President Biden started the month with an address at COP26, the global United Nations Climate Change Conference in Glasgow, Scotland.

In his speech, the president called this a “decisive decade” and called on every nation to do its part “with determination and ambition.”

But just a couple of weeks later, President Biden’s Department of the Interior held a record-breaking offshore oil and gas lease sale in the Gulf of Mexico. According to an assessment by the Center for American Progress, the Gulf of Mexico lease sale could eventually result in the emission of more than 700 million metric tons of carbon dioxide. The sale—reported to be the largest in U.S. history—came about after a federal judge in Louisiana blocked President Biden’s leasing pause. Instead of pursuing legal options to stop the lease sale, the Biden administration simply went ahead with it.

Later in November, the Department of the Interior released its Report on the Federal Oil and Gas Leasing Program. The report, which was originally promised in early summer, proposes commonsense changes to federal policies that govern offshore oil and gas operations. These changes include raising royalty rates to ensure taxpayers see a fair return from industry and considering alternatives to “area-wide leasing,” a policy that makes vast areas of the ocean available for development. These are positive recommendations, and we have long advocated just such reforms.

But (you knew there was a “but” coming, right?), the Department of the Interior’s report hardly mentions climate change at all. Instead of seizing the opportunity to take the “bold, progressive action” that President Biden called for at the beginning of his term, the report largely ignores the role that offshore drilling plays in contributing to climate change. The report also includes statements about making federal oil and gas leasing processes more “inclusive and just,” but fails to explain how it intends to bring that about.

So: what approach will the Biden administration take to offshore oil and gas in the future?

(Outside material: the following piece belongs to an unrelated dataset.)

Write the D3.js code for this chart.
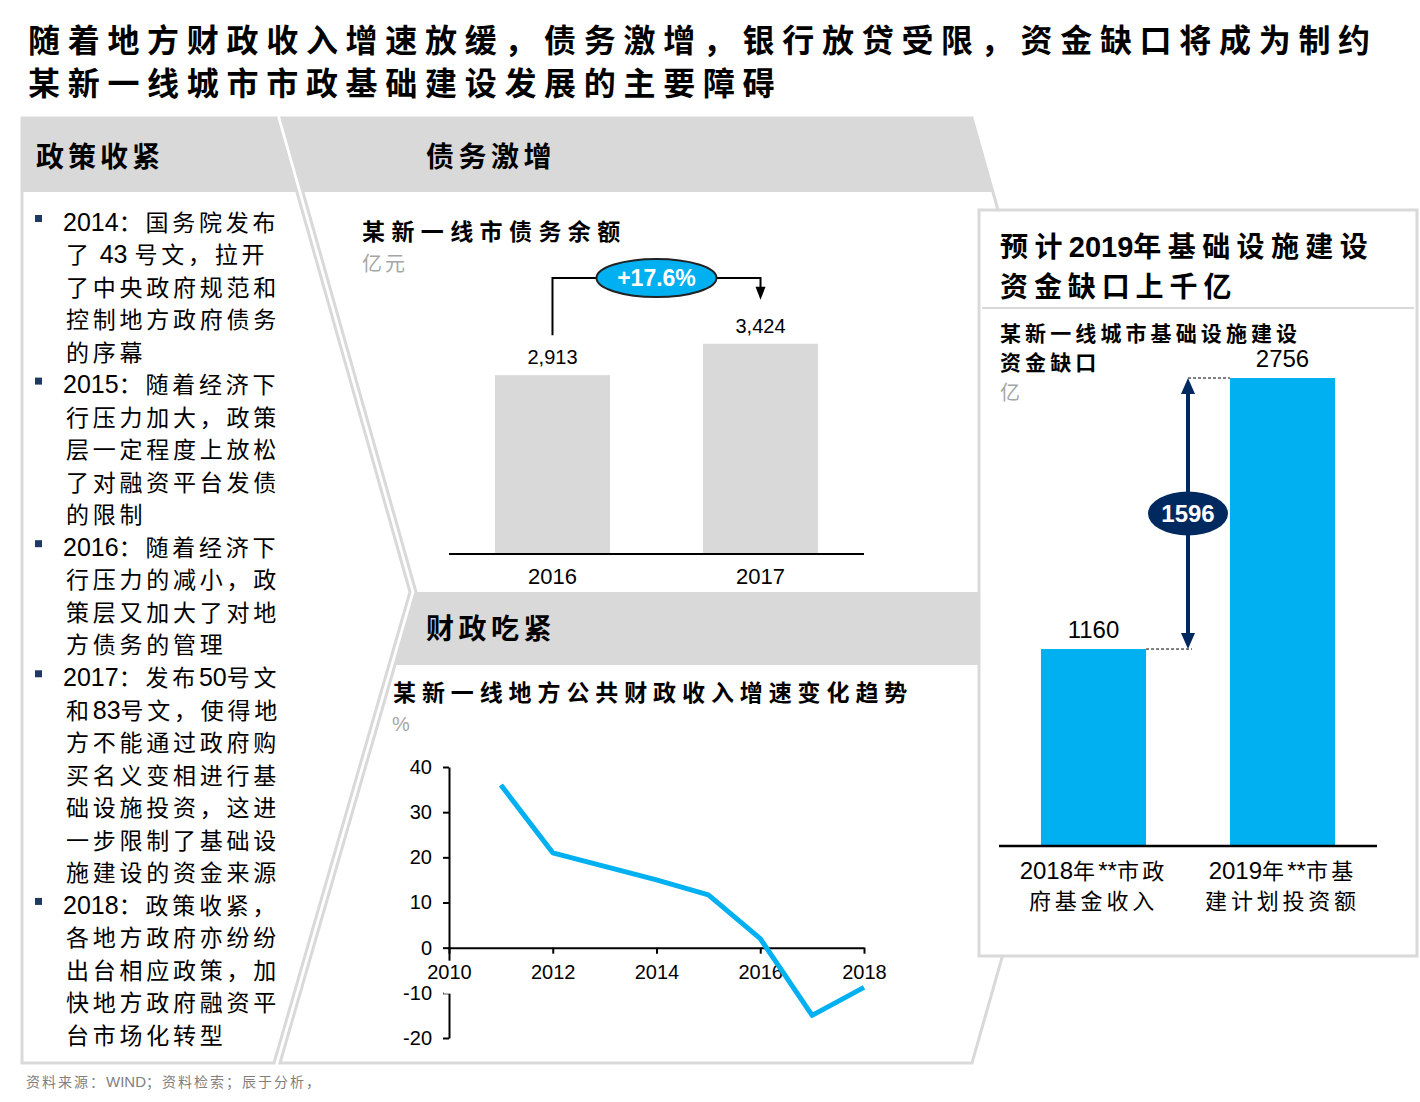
<!DOCTYPE html>
<html><head><meta charset="utf-8">
<script src="https://cdn.jsdelivr.net/npm/d3@7"></script>
<style>body{margin:0;background:#fff} text{white-space:pre}</style>
</head><body>
<svg id="c" width="1420" height="1102" xmlns="http://www.w3.org/2000/svg"></svg>
<script>
// ---------------- DATA ----------------
const titleLines = ["随着地方财政收入增速放缓，债务激增，银行放贷受限，资金缺口将成为制约",
                    "某新一线城市市政基础建设发展的主要障碍"];
const sectionHeads = ["政策收紧", "债务激增", "财政吃紧"];
const policyBullets = [
  ["2014：国务院发布", "了 43 号文，拉开", "了中央政府规范和", "控制地方政府债务", "的序幕"],
  ["2015：随着经济下", "行压力加大，政策", "层一定程度上放松", "了对融资平台发债", "的限制"],
  ["2016：随着经济下", "行压力的减小，政", "策层又加大了对地", "方债务的管理"],
  ["2017：发布50号文", "和83号文，使得地", "方不能通过政府购", "买名义变相进行基", "础设施投资，这进", "一步限制了基础设", "施建设的资金来源"],
  ["2018：政策收紧，", "各地方政府亦纷纷", "出台相应政策，加", "快地方政府融资平", "台市场化转型"]
];
const debtTitle = "某新一线市债务余额";
const debtUnit = "亿元";
const debtYears = ["2016", "2017"];
const debtValues = [2913, 3424];
const debtGrowthLabel = "+17.6%";
const revTitle = "某新一线地方公共财政收入增速变化趋势";
const revUnit = "%";
const revYears = [2011, 2012, 2013, 2014, 2015, 2016, 2017, 2018];
const revGrowth = [36, 21, 18, 15, 11.7, 2, -15, -8.8];
const revYTicks = [40, 30, 20, 10, 0, -10, -20];
const revXTicks = [2010, 2012, 2014, 2016, 2018];
const gapTitle = ["预计2019年基础设施建设", "资金缺口上千亿"];
const gapSubtitle = ["某新一线城市基础设施建设", "资金缺口"];
const gapUnit = "亿";
const gapCats = [["2018年**市政", "府基金收入"], ["2019年**市基", "建计划投资额"]];
const gapValues = [1160, 2756];
const gapDiffLabel = "1596";
const sourceNote = "资料来源：WIND；资料检索；辰于分析，";

// ---------------- STYLE ----------------
const CJK = "'Noto Sans CJK SC','Noto Sans CJK JP',sans-serif";
const LAT = "'Liberation Sans',Arial,sans-serif";
const NARROW = "'Liberation Sans Narrow','Arial Narrow','Liberation Sans',sans-serif";
const GRAY = "#d9d9d9", CYAN = "#00b0f0", NAVY = "#002960";

const svg = d3.select("#c");

function rich(sel, x, y, str, o) {
  const t = sel.append("text").attr("x", x).attr("y", y)
    .attr("text-anchor", o.anchor || "start").attr("fill", o.fill || "#000");
  const runs = str.match(/[\x00-\x7F]+|[^\x00-\x7F]+/g);
  runs.forEach(r => {
    const ascii = /^[\x00-\x7F]/.test(r);
    t.append("tspan").text(r)
      .attr("font-family", ascii ? (o.latinFamily || LAT) : CJK)
      .attr("font-size", ascii ? (o.latinSize || o.size) : o.size)
      .attr("font-weight", ascii ? (o.latinWeight || o.weight || "normal") : (o.weight || "normal"))
      .style("letter-spacing", (ascii ? (o.latinSpacing || 0) : (o.spacing || 0)) + "px");
  });
  return t;
}

// ---------------- BACKGROUND PANELS ----------------
const line = d3.line();
const leftPoly = [[22,118],[276,118],[410,592],[274,1063],[22,1063]];
const midPoly = [[282,118],[972,118],[1106,592],[972,1063],[280,1063],[416,592]];

svg.append("path").attr("d", line([[22,118],[276,118],[297,192],[22,192]]) + "Z").attr("fill", GRAY);
svg.append("path").attr("d", line([[282,118],[972,118],[993,192],[303,192]]) + "Z").attr("fill", GRAY);
svg.append("path").attr("d", line([[416,592],[985,592],[985,665],[395,665]]) + "Z").attr("fill", GRAY);
svg.append("path").attr("d", line(leftPoly) + "Z").attr("fill", "none").attr("stroke", GRAY).attr("stroke-width", 3);
svg.append("path").attr("d", line(midPoly) + "Z").attr("fill", "none").attr("stroke", GRAY).attr("stroke-width", 3);

// right box
svg.append("rect").attr("x", 979).attr("y", 210).attr("width", 438).attr("height", 746)
  .attr("fill", "#fff").attr("stroke", GRAY).attr("stroke-width", 3);
svg.append("line").attr("x1", 982).attr("x2", 1414).attr("y1", 308).attr("y2", 308)
  .attr("stroke", GRAY).attr("stroke-width", 2);

// ---------------- TITLE ----------------
titleLines.forEach((t, i) => rich(svg, 28, 52 + i * 43, t, {size: 32, spacing: 7.7, weight: "bold"}));

// section heads
rich(svg, 36, 167, sectionHeads[0], {size: 28, spacing: 4, weight: "bold"});
rich(svg, 426, 167, sectionHeads[1], {size: 28, spacing: 4.5, weight: "bold"});
rich(svg, 426, 639, sectionHeads[2], {size: 28, spacing: 4.5, weight: "bold"});

// ---------------- LEFT BULLETS ----------------
let li = 0;
policyBullets.forEach(par => {
  par.forEach((ln, j) => {
    const cy = 222 + li * 32.52;
    if (j === 0) {
      svg.append("rect").attr("x", 35).attr("y", cy - 7).attr("width", 7).attr("height", 7).attr("fill", "#1f3864");
    }
    rich(svg, j === 0 ? 63 : 66, cy + 8.7, ln, {size: 23, spacing: 3.75, latinSize: 25, latinSpacing: 0});
    li++;
  });
});

// ---------------- DEBT BAR CHART ----------------
const xDebt = d3.scaleBand().domain(debtYears).range([449, 864]).paddingInner(0.447).paddingOuter(0.221);
const yDebt = d3.scaleLinear().domain([0, 4000]).range([554, 308.4]);
rich(svg, 362, 240, debtTitle, {size: 23, spacing: 6.4, weight: "bold"});
rich(svg, 362, 271, debtUnit, {size: 20, spacing: 3, fill: "#a6a6a6"});

const gD = svg.append("g");
gD.selectAll("rect.bar").data(debtValues).join("rect")
  .attr("x", (d, i) => xDebt(debtYears[i])).attr("width", xDebt.bandwidth())
  .attr("y", d => yDebt(d)).attr("height", d => yDebt(0) - yDebt(d)).attr("fill", GRAY);
gD.selectAll("text.val").data(debtValues).join("text")
  .attr("x", (d, i) => xDebt(debtYears[i]) + xDebt.bandwidth() / 2)
  .attr("y", d => yDebt(d) - 11).attr("text-anchor", "middle")
  .attr("font-family", NARROW).attr("font-size", 20).text(d => d3.format(",")(d));
const axD = gD.append("g").attr("transform", `translate(0,${yDebt(0)})`)
  .call(d3.axisBottom(xDebt).tickSize(0).tickPadding(14));
axD.select(".domain").attr("stroke", "#000").attr("stroke-width", 2).attr("d", "M449,0H864");
axD.selectAll("text").attr("font-family", LAT).attr("font-size", 22).attr("fill", "#000");

// growth bracket
const cx0 = xDebt(debtYears[0]) + xDebt.bandwidth() / 2;
const cx1 = xDebt(debtYears[1]) + xDebt.bandwidth() / 2;
const bTop = 278, bLeftBottom = yDebt(debtValues[0]) - 40, bTip = yDebt(debtValues[1]) - 44;
gD.append("path").attr("d", `M${cx0},${bLeftBottom}V${bTop}H${cx1}V${bTip - 12}`)
  .attr("fill", "none").attr("stroke", "#000").attr("stroke-width", 2);
gD.append("path").attr("d", `M${cx1 - 5},${bTip - 13}L${cx1 + 5},${bTip - 13}L${cx1},${bTip}Z`).attr("fill", "#000");
const ecx = (cx0 + cx1) / 2;
gD.append("ellipse").attr("cx", ecx).attr("cy", bTop).attr("rx", 60).attr("ry", 19)
  .attr("fill", CYAN).attr("stroke", "#222").attr("stroke-width", 2);
gD.append("text").attr("x", ecx).attr("y", bTop + 8).attr("text-anchor", "middle")
  .attr("font-family", NARROW).attr("font-weight", "bold").attr("font-size", 23).attr("fill", "#fff")
  .text(debtGrowthLabel);

// ---------------- REVENUE LINE CHART ----------------
rich(svg, 393, 701, revTitle, {size: 23, spacing: 5.9, weight: "bold"});
svg.append("text").attr("x", 392).attr("y", 731).attr("font-family", LAT).attr("font-size", 20)
  .attr("fill", "#a6a6a6").text(revUnit);

const xRev = d3.scaleLinear().domain([2010, 2018]).range([449, 864]);
const yRev = d3.scaleLinear().domain([-20, 40]).range([1038, 767]);
const gR = svg.append("g");
const ayR = gR.append("g").attr("transform", `translate(${xRev(2010)},0)`)
  .call(d3.axisLeft(yRev).tickValues(revYTicks).tickFormat(d => String(d)).tickSize(6).tickPadding(11).tickSizeOuter(0));
ayR.select(".domain").attr("stroke", "#000").attr("stroke-width", 2);
ayR.selectAll(".tick line").attr("stroke", "#000").attr("stroke-width", 2);
ayR.selectAll("text").attr("font-family", LAT).attr("font-size", 20).attr("fill", "#000");

const axR = gR.append("g").attr("transform", `translate(0,${yRev(0)})`)
  .call(d3.axisBottom(xRev).tickValues(revXTicks).tickFormat(d => String(d)).tickSize(6).tickPadding(11).tickSizeOuter(0));
axR.select(".domain").attr("stroke", "#000").attr("stroke-width", 2);
axR.selectAll(".tick line").attr("stroke", "#000").attr("stroke-width", 2);
axR.selectAll("text").attr("font-family", LAT).attr("font-size", 20).attr("fill", "#000");
// white background behind first x label (breaks the y axis as in the reference)
axR.selectAll(".tick").filter(d => d === 2010).insert("rect", "text")
  .attr("x", -6).attr("y", 13).attr("width", 12).attr("height", 33).attr("fill", "#fff");

gR.append("path").datum(revYears.map((y, i) => [y, revGrowth[i]]))
  .attr("d", d3.line().x(d => xRev(d[0])).y(d => yRev(d[1])))
  .attr("fill", "none").attr("stroke", CYAN).attr("stroke-width", 5).attr("stroke-linejoin", "round");

// ---------------- FUNDING GAP CHART ----------------
rich(svg, 1000, 257, gapTitle[0], {size: 28, spacing: 6.4, weight: "bold", latinSize: 29, latinWeight: "bold"});
rich(svg, 1000, 297, gapTitle[1], {size: 28, spacing: 5.9, weight: "bold"});
rich(svg, 1000, 341, gapSubtitle[0], {size: 21, spacing: 4.1, weight: "bold"});
rich(svg, 1000, 370, gapSubtitle[1], {size: 21, spacing: 4.1, weight: "bold"});
rich(svg, 1000, 400, gapUnit, {size: 20, fill: "#a6a6a6"});

const xGap = d3.scaleBand().domain([0, 1]).range([999, 1377]).paddingInner(0.444).paddingOuter(0.222);
const yGap = d3.scaleLinear().domain([0, 3000]).range([846, 336.6]);
const gG = svg.append("g");
gG.selectAll("rect.bar").data(gapValues).join("rect")
  .attr("x", (d, i) => xGap(i)).attr("width", xGap.bandwidth())
  .attr("y", d => yGap(d)).attr("height", d => yGap(0) - yGap(d)).attr("fill", CYAN);
gG.selectAll("text.val").data(gapValues).join("text")
  .attr("x", (d, i) => xGap(i) + xGap.bandwidth() / 2).attr("y", d => yGap(d) - 11)
  .attr("text-anchor", "middle").attr("font-family", LAT).attr("font-size", 24).text(d => d);
const axG = gG.append("g").attr("transform", `translate(0,${yGap(0)})`)
  .call(d3.axisBottom(xGap).tickSize(0).tickFormat(() => ""));
axG.select(".domain").attr("stroke", "#000").attr("stroke-width", 2.5).attr("d", "M999,0H1377");
gapCats.forEach((c, i) => {
  const cx = xGap(i) + xGap.bandwidth() / 2;
  rich(gG, cx, 879, c[0], {size: 22, spacing: 3.2, latinSize: 24, anchor: "middle"});
  rich(gG, cx, 909, c[1], {size: 22, spacing: 3.8, anchor: "middle"});
});

// difference arrow
const ax = (xGap(0) + xGap.bandwidth() + xGap(1)) / 2;
const yHi = yGap(gapValues[1]), yLo = yGap(gapValues[0]);
gG.append("line").attr("x1", ax).attr("x2", xGap(1)).attr("y1", yHi).attr("y2", yHi)
  .attr("stroke", "#000").attr("stroke-width", 1).attr("stroke-dasharray", "3,2");
gG.append("line").attr("x1", xGap(0) + xGap.bandwidth()).attr("x2", ax + 4).attr("y1", yLo).attr("y2", yLo)
  .attr("stroke", "#000").attr("stroke-width", 1).attr("stroke-dasharray", "3,2");
gG.append("line").attr("x1", ax).attr("x2", ax).attr("y1", yHi + 14).attr("y2", yLo - 14)
  .attr("stroke", NAVY).attr("stroke-width", 4);
gG.append("path").attr("d", `M${ax},${yHi}L${ax + 7},${yHi + 16}L${ax - 7},${yHi + 16}Z`).attr("fill", NAVY);
gG.append("path").attr("d", `M${ax},${yLo}L${ax + 7},${yLo - 16}L${ax - 7},${yLo - 16}Z`).attr("fill", NAVY);
const em = (yHi + yLo) / 2;
gG.append("ellipse").attr("cx", ax).attr("cy", em).attr("rx", 40).attr("ry", 22).attr("fill", NAVY);
gG.append("text").attr("x", ax).attr("y", em + 8.5).attr("text-anchor", "middle")
  .attr("font-family", LAT).attr("font-weight", "bold").attr("font-size", 24).attr("fill", "#fff").text(gapDiffLabel);

// ---------------- FOOTER ----------------
rich(svg, 26, 1087, sourceNote, {size: 14, spacing: 2, latinSize: 15, latinSpacing: 0, fill: "#808080"});
</script>
</body></html>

One part of the answer could come in the form of President Biden’s signature on the “Build Back Better Act” that has been haltingly making its way through Congress. The House version of that bill permanently prohibits new offshore oil and gas leasing off the Atlantic, Pacific and eastern Gulf of Mexico coastlines. Right now, the future of the Build Back Better Act is not certain. It still needs to pass the Senate, then go back to the House to accept the final text before it even makes it to the President’s desk. So, we’ll have to wait to see whether the offshore oil and gas leasing bans become law.

Another part of the answer should come in the form of a new offshore oil and gas leasing program. These programs establish a five-year schedule for future offshore oil and gas leases. If a program schedules an offshore lease sale for a certain area of the ocean, the government can consider whether to actually hold that lease sale. If the program does not include a proposed lease sale for a given area of the ocean, no leasing can occur in that area unless and until the program is revised. The existing offshore oil and gas leasing program expires in 2022, so the Department of the Interior will likely begin to prepare a new program for the years 2022 to 2027. In doing so, it should give all of us a better idea of what the Biden administration has planned.

In our view, the answer is clear:

The climate crisis demands a rapid and just transition to a clean energy future. The federal government should offer no additional offshore oil and gas leases. New activities on already-sold leases should be limited and—over the long term—there should be a managed phase-out of all offshore oil and gas operations as we transition to clean energy sources. That’s the future President Biden promised in his first days in office, and that’s the future we must demand in the coming years.